Instructor: Jan Gadeyne, Ph.D.

Meets Mon / Wed 6.20 – 7.50 PM

Fall Semester 2019 runs Sept. 9 – Dec. 20

Description

Ancient Roman Historians

This survey of Roman History begins with the foundation of Rome in the 8th century B.C. and ends with the founding of the Christian capital of the Empire at Constantinople. Students will read a narrative history, a study of various aspects of Roman society and culture, and a selection of the ancient sources upon which our knowledge is based. Archaeological material will be used to augment the literary sources.
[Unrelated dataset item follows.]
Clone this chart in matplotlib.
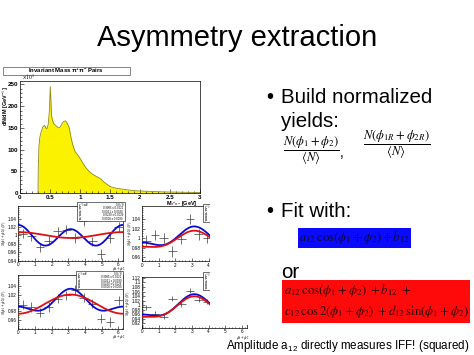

The influence of Rome on later Western Civilization in government and law will be studied as well as its role in determining the foundation of Christianity.

In Rome, the historical reality is analyzed as broadly as possible, in its political, economic, cultural and social aspects. Attention is paid to the literary and archaeological evidence; ancient texts are read and Roman sites are visited. Special topics include the origins of Rome between fact and fiction; the Hellenization of Roman society; literature and the age of Augustus; and the “end” of the Roman Empire.

About the Instructor

Jan Gadeyne has a PhD in Archaeology and Ancient Art History and an M.A. in Classics from the Katholieke Universiteit Leuven (Louvain, Belgium). He also studied late antique art and archaeology at the Westfälische Wilhelmsuniversität Münster (Germany). He came to Rome in 1987 with a grant of the Italian government and studied early Christian Archaeology at the Pontificio Istituto di Archeologia Cristiana.

Since 1988 he has been teaching for several American study abroad programs, including Temple University, Cornell University, the University of Miami and Trinity College, and periodically lecturing for architecture programs, such as Yale University, the University of Maryland and Pratt Institute. His courses include Urban History of Rome in Antiquity and the Middle Ages, Ancient Roman Art and Architecture, Late antique and early Byzantine Art and Architecture, Ancient History of Rome and the Mediterranean. He has moreover walked over 50 times with students around the Aurelian walls of Rome.

Since 2005, he is co-director of the excavation of the Roman villa on the Piano della Civita in Artena (40 miles southeast of Rome). The title of his Ph.D. in Archaeology and Ancient Art History is “Function and dysfunction of the City: Rome in the 5th century AD.” He has published papers on Roman lead seals, Early Christian apse mosaics and recently on the formation of the street system in Early Medieval Rome and (especially) on the excavations of the Roman villa at Artena. He has co-edited, together with Gregory Smith, Perspectives on Public Space in Rome, from Antiquity to the Present Day, published by Ashgate in 2013. He is also one of the officers of the Rome charter of the Archaeological Institute of America.